For Lebanon, the core risk is that what appears to be an effort to expand diplomatic room for maneuver could end up narrowing its long-term options. A unilateral negotiation track with Israel could deepen Syrian mistrust, alienate Turkey, complicate Beirut’s own domestic political relationship with Hezbollah, and leave Lebanon exposed to pressure from international actors pushing for a quick, superficial deal rather than a durable, sustainable peace settlement.

For Syria, the risk follows a different logic. Having inherited a fractured state, a weakened regional position, and already difficult talks with Israel, Damascus fears that Lebanon’s acceptance of a US- and Israeli-backed negotiation framework could create a regional precedent that Western powers will later use to pressure Syria into accepting identical terms.

That said, the current tension does not signal an imminent slide into open confrontation between the two neighbors. On the whole, diplomatic exchanges between the two sides remain cautious and pragmatic. Both states still depend on one another: Syria needs Lebanon to prevent its territory from becoming a staging ground for anti-Damascus opposition activity, while Lebanon relies on Syria for border management, progress on the detainee file, refugee repatriation, anti-smuggling oversight, security coordination, and any credible regional peace settlement.

For Lebanon, the central question now is whether it can advance negotiations with Israel while maintaining a coherent, aligned regional posture. For Syria, the key challenge is whether it can prevent Lebanese policy decisions from becoming a precedent that undermines its own negotiating position.

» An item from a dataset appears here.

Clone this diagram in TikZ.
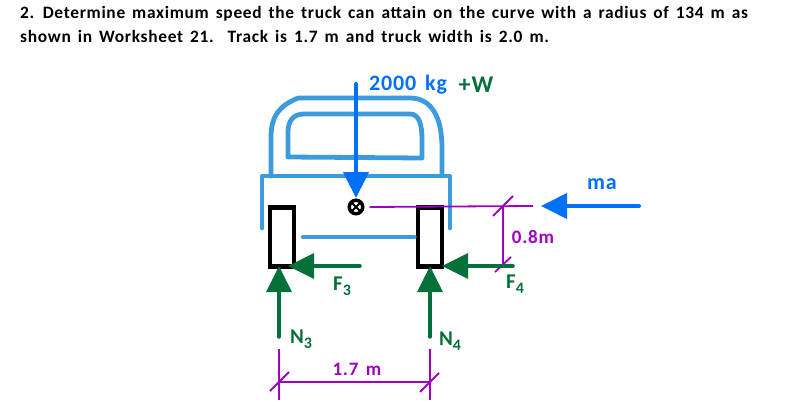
\documentclass[tikz,border=0pt]{standalone}
\usepackage{fontspec}
\setmainfont{Carlito}[BoldFont=* Bold,WordSpace=1.5,LetterSpace=4]
\usetikzlibrary{arrows.meta,positioning}
\definecolor{truckblue}{HTML}{3B9BDD}
\definecolor{forceblue}{HTML}{0070F5}
\definecolor{forcegreen}{HTML}{06703A}
\definecolor{dimpurple}{HTML}{A000C0}
\newcommand{\lowdigit}[1]{\raisebox{-5pt}{\fontsize{16}{18}\selectfont #1}}

\begin{document}
\begin{tikzpicture}[x=1pt,y=-1pt,
  truck/.style={draw=truckblue,line width=4.8pt,line cap=round,line join=round},
  wheel/.style={draw=black,line width=4.5pt,fill=white,minimum width=24pt,minimum height=59pt,inner sep=0pt},
  bluef/.style={draw=forceblue,line width=4pt,-{Triangle[length=26pt,width=25pt]},forceblue},
  greenf/.style={draw=forcegreen,line width=3.5pt,-{Triangle[length=26pt,width=25pt]},forcegreen},
  dimline/.style={draw=dimpurple,line width=1.8pt},
  headtext/.style={anchor=base west,inner sep=0pt,font=\bfseries\fontsize{17.4}{20}\selectfont},
  bluetext/.style={text=forceblue,inner sep=0pt,font=\bfseries\fontsize{22}{24}\selectfont},
  greentext/.style={text=forcegreen,inner sep=0pt,font=\bfseries\fontsize{21}{24}\selectfont},
  dimtext/.style={text=dimpurple,inner sep=0pt,font=\bfseries\fontsize{19}{22}\selectfont}]
\useasboundingbox (0,0) rectangle (791,401);

\node[headtext] (line1) at (20,19) {2. Determine maximum speed the truck can attain on the curve with a radius of 134 m as};
\node[headtext] (line2) at (20,43) {shown in Worksheet 21.\ \ Track is 1.7 m and truck width is 2.0 m.};

% truck
\draw[truck] (262,228) -- (262,176) -- (450,176) -- (450,228);
\draw[truck] (271,176) -- (271,138) .. controls (271,116) and (279,106) .. (298,98)
  -- (410,98) .. controls (432,98) and (442,118) .. (442,148) -- (442,176);
\draw[truck] (288,157) -- (288,132) .. controls (288,120) and (294,114) .. (304,114)
  -- (410,114) .. controls (419,114) and (422,124) .. (422,140) -- (422,158) -- cycle;
\node[wheel] (wheel3) at (282,237) {};
\node[wheel] (wheel4) at (430,237) {};
\draw[truck] (wheel3.east) ++(7,0) -- ++(111,0);

% centre of mass
\node[circle,draw=black,line width=3.5pt,minimum size=13.5pt,inner sep=0pt,
  path picture={\draw[line width=2pt] (path picture bounding box.north west) -- (path picture bounding box.south east)
  (path picture bounding box.north east) -- (path picture bounding box.south west);}] (cg) at (356,207) {};

% dimensions
\coordinate (cgend) at (533,206);
\coordinate (hgt1) at (503,206);
\coordinate (hgt2) at (503,266);
\coordinate (trk3) at (279,382);
\coordinate (trk4) at (430,382);
\draw[dimline] (cg.east) ++(5,0) -- (cgend);
\draw[dimline] (hgt1) -- (hgt2);
\draw[dimline] (493,216) -- (513,196);
\draw[dimline] (495,272) -- (511,257);
\draw[dimline] (trk3) -- (trk4);
\draw[dimline] (279,349) -- (279,400);
\draw[dimline] (430,349) -- (430,400);
\draw[dimline] (270,391) -- (289,372);
\draw[dimline] (420,392) -- (439,373);
\node[dimtext] (hgtlabel) at (533,237) {0.8m};
\node[dimtext] (trklabel) at (357,369) {1.7 m};

% forces
\coordinate (wtail) at (356,84);
\coordinate (wtip) at (356,198);
\coordinate (matail) at (639,206);
\coordinate (matip) at (541,206);
\draw[bluef,line cap=round] (wtail) -- (wtip);
\draw[bluef,line cap=round] (matail) -- (matip);
\coordinate (f3tail) at (360,266);
\coordinate (f3tip) at (288,266);
\coordinate (f4tail) at (513,266);
\coordinate (f4tip) at (442,266);
\coordinate (n3tail) at (279,337);
\coordinate (n3tip) at (279,266);
\coordinate (n4tail) at (430,337);
\coordinate (n4tip) at (430,266);
\draw[greenf,line cap=round] (f3tail) -- (f3tip);
\draw[greenf,line cap=round] (f4tail) -- (f4tip);
\draw[greenf,line cap=round] (n3tail) -- (n3tip);
\draw[greenf,line cap=round] (n4tail) -- (n4tip);

\node[bluetext] (wlabel) at (408,85) {2000 kg};
\node[greentext,font=\bfseries\fontsize{24}{26}\selectfont] (plusw) at (476,85) {+W};
\node[bluetext] (malabel) at (602,184) {ma};
\node[greentext] (f3label) at (342,286) {F\lowdigit{3}};
\node[greentext] (f4label) at (515,284) {F\lowdigit{4}};
\node[greentext] (n3label) at (301,339) {N\lowdigit{3}};
\node[greentext] (n4label) at (450,341) {N\lowdigit{4}};
\end{tikzpicture}
\end{document}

The latest developments make clear that the post-Assad bilateral relationship has not yet evolved into an institutionalized, trust-based strategic partnership. It remains largely transactional, reactive, and still shaped by the lingering suspicions of the past. Caught between the legacy of the old order and the demands of a new regional landscape, the two neighbors face a familiar dilemma: they are no longer bound by the old hegemonic relationship, but neither can afford to ignore one another’s core strategic interests.